== Available records

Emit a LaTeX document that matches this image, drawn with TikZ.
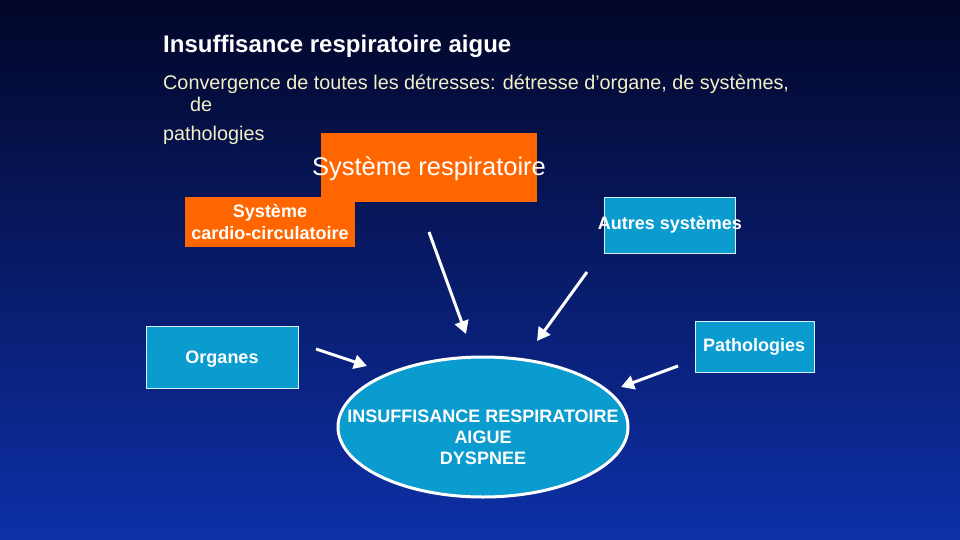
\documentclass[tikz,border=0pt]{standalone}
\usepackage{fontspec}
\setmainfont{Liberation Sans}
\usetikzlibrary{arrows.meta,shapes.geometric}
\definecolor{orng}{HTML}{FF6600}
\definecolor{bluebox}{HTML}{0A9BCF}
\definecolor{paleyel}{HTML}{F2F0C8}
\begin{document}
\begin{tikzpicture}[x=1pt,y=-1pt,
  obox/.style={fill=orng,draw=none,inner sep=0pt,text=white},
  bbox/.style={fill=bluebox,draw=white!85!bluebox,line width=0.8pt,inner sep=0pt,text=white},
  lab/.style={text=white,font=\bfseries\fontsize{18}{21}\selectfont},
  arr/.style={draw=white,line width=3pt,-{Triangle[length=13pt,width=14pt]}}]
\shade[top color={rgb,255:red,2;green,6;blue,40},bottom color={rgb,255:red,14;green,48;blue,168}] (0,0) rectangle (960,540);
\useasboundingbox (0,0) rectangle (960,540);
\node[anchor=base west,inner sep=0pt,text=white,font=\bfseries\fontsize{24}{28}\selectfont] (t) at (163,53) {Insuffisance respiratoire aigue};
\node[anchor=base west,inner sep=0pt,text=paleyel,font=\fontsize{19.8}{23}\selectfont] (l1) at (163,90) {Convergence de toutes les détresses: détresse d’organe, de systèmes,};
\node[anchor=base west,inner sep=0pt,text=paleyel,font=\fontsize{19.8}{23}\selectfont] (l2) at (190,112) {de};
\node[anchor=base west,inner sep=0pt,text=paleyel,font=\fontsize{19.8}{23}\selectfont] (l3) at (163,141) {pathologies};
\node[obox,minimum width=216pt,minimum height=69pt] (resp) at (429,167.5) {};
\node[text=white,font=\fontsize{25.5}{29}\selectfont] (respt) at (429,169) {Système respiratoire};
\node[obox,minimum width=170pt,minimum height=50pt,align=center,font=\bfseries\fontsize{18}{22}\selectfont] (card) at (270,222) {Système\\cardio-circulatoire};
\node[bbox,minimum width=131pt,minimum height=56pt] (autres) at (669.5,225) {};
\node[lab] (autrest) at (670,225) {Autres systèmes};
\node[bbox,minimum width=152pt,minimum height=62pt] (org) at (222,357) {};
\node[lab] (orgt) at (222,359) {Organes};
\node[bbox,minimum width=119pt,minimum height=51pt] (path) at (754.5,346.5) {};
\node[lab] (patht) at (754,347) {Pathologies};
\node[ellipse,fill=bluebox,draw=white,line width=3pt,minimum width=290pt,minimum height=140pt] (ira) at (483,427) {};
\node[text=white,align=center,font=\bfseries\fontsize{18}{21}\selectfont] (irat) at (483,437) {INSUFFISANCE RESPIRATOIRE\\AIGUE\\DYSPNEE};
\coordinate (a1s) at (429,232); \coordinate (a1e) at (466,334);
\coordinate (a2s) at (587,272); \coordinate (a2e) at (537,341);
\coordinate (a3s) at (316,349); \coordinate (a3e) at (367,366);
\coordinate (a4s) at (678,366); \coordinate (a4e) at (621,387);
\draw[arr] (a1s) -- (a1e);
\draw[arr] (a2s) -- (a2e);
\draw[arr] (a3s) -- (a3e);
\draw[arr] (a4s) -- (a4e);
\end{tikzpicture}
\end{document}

====
== Available records

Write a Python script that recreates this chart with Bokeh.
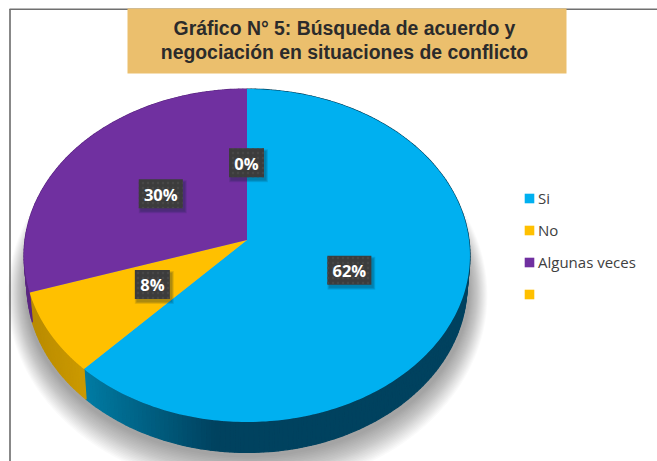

====

- **Problem requirements**:
Lines containing the word "that" are to be counted in the listing; state their number alone.

- **Task solution**:
2